**Task statement:** Find every line in the records below that holds the word "with" and copy it.

# Start of Extracted records

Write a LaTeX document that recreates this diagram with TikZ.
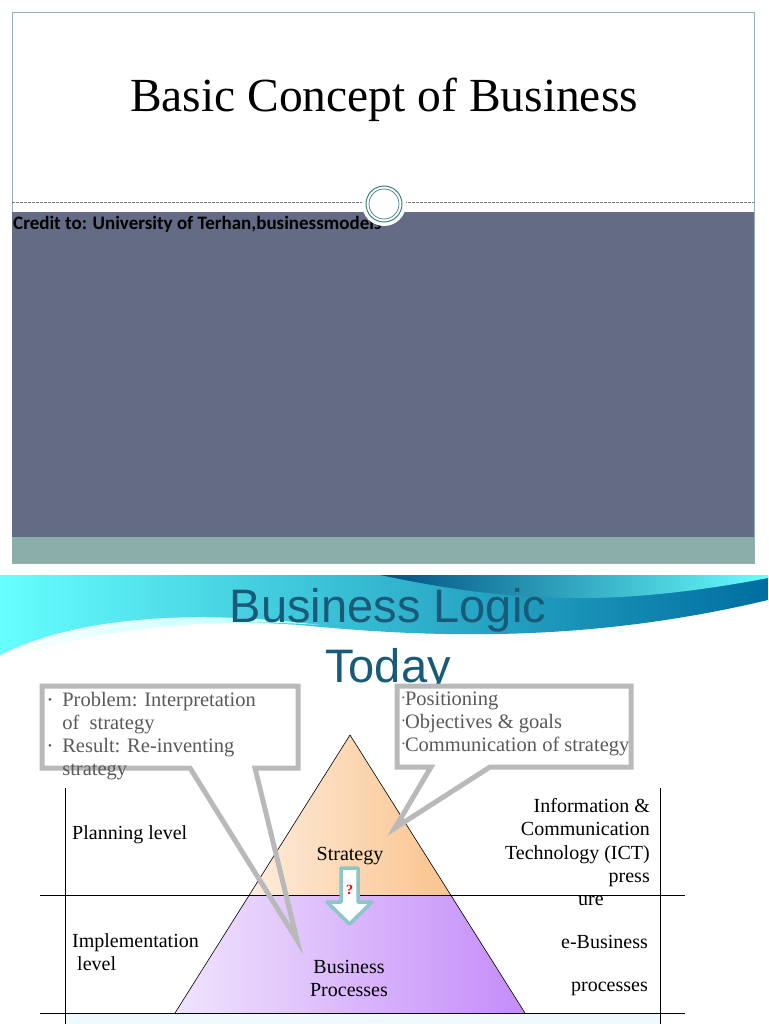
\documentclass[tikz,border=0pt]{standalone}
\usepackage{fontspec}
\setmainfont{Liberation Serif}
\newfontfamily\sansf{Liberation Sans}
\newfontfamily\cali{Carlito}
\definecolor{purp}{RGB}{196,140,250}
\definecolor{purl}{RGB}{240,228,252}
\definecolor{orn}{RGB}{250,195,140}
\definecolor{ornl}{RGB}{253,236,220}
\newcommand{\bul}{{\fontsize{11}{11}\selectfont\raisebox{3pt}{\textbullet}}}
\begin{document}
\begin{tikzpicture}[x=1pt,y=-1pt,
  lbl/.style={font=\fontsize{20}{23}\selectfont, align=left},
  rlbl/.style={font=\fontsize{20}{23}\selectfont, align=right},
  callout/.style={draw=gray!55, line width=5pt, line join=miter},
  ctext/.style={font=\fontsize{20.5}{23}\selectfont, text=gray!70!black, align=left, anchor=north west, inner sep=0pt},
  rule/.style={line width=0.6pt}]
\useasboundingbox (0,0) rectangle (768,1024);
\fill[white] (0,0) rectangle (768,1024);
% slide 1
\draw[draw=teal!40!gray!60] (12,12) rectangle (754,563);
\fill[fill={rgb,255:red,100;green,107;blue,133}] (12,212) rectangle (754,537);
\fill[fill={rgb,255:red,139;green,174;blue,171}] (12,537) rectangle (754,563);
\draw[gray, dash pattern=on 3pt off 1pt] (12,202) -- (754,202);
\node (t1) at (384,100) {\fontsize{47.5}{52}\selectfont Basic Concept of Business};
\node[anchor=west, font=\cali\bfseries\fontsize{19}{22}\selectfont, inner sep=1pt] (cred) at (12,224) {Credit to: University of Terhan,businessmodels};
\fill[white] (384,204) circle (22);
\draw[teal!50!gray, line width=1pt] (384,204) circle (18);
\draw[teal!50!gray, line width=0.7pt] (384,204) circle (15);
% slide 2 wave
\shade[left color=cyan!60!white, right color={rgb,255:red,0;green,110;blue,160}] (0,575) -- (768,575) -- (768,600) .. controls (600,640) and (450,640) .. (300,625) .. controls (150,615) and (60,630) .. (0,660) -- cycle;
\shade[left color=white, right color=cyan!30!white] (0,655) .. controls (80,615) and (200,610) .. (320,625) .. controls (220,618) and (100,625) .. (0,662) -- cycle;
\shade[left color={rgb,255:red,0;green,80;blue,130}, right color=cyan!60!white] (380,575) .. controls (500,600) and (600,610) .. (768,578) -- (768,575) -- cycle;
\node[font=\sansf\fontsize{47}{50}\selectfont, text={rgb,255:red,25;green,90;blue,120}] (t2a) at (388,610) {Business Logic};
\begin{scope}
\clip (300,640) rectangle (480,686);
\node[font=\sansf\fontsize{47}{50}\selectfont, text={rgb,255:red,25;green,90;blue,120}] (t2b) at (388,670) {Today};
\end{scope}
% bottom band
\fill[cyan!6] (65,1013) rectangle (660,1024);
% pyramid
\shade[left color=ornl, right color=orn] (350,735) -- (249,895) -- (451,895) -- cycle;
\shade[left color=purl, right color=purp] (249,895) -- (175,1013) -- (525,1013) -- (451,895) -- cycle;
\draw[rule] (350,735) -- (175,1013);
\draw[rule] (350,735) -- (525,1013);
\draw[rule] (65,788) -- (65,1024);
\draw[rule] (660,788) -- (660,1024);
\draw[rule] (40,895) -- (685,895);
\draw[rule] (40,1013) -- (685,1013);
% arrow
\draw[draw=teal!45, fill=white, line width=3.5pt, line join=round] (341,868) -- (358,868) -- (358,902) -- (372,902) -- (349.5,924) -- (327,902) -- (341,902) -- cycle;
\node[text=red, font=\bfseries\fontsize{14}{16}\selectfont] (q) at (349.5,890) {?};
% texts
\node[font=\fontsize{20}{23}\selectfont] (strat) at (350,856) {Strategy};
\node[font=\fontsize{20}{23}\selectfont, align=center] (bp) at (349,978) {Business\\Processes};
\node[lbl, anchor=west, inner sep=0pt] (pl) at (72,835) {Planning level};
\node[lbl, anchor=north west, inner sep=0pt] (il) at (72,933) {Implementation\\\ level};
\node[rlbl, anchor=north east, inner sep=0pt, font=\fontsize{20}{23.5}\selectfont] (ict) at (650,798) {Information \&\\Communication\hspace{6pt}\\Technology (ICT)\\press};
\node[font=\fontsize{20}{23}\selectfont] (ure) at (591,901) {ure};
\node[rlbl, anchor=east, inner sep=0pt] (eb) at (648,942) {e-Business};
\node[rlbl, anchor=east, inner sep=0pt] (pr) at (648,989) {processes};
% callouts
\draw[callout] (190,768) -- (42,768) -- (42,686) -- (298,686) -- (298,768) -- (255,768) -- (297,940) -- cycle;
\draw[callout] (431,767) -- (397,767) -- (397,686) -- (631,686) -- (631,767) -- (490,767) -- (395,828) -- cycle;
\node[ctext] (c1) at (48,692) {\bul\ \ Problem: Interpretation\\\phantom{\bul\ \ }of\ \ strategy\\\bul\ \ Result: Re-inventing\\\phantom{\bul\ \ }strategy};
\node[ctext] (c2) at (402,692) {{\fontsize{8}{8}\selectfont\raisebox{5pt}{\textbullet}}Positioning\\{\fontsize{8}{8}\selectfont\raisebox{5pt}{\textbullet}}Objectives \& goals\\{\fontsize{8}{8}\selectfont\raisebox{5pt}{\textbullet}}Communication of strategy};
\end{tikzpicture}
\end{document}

# End of Extracted records
# Start of Extracted records

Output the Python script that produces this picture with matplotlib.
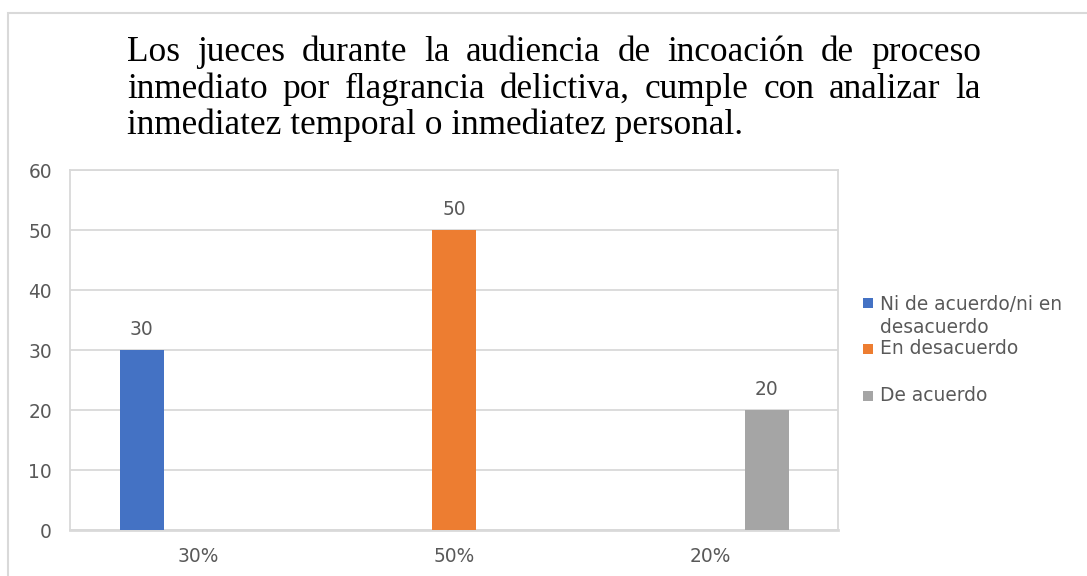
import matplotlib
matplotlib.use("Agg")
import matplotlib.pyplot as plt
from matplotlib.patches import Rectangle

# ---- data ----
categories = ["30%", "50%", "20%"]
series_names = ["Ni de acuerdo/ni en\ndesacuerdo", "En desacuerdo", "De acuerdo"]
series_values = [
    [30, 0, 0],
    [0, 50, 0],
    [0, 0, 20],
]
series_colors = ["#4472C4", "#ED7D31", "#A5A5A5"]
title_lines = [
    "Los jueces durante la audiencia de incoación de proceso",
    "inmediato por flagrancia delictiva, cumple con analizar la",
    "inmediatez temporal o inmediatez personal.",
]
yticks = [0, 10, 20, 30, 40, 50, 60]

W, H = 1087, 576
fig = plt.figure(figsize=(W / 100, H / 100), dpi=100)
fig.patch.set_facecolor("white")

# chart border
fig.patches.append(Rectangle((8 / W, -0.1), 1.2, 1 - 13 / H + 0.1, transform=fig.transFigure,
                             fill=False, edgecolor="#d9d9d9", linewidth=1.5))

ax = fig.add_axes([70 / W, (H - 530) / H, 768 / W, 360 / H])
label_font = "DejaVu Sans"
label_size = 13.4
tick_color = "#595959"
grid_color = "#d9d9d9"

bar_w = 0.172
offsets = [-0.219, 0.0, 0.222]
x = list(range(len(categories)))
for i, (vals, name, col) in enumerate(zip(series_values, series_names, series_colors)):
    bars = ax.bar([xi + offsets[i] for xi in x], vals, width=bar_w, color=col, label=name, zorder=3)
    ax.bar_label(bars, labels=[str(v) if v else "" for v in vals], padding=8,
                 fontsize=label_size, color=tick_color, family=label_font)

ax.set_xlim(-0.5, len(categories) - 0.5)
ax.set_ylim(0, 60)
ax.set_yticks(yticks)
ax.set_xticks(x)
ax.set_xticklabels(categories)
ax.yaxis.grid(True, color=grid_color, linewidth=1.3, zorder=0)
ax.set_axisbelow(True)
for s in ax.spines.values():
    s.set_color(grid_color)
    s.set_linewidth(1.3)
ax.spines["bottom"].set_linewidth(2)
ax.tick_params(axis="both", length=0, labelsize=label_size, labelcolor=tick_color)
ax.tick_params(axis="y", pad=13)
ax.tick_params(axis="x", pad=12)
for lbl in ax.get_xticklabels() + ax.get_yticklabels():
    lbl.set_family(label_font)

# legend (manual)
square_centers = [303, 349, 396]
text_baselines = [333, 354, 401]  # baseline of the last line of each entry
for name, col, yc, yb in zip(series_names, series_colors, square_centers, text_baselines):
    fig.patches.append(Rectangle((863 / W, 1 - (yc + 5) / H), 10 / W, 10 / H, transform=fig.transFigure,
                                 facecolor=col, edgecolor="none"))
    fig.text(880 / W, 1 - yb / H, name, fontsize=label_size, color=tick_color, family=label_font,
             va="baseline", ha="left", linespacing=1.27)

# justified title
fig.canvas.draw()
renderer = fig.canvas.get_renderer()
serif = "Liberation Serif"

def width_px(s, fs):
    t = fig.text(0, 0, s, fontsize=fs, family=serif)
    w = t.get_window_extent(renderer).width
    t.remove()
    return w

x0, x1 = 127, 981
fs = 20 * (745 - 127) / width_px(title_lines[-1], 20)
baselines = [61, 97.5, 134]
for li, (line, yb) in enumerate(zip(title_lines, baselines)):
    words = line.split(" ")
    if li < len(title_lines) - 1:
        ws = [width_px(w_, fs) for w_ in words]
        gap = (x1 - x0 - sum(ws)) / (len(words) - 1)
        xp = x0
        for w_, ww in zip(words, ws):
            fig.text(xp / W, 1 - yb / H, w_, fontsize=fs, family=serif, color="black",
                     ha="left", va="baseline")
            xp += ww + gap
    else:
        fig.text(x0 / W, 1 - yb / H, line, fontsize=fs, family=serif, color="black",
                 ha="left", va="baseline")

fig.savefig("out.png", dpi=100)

# End of Extracted records

**The response:**
Write a LaTeX document that recreates this diagram with TikZ.
Output the Python script that produces this picture with matplotlib.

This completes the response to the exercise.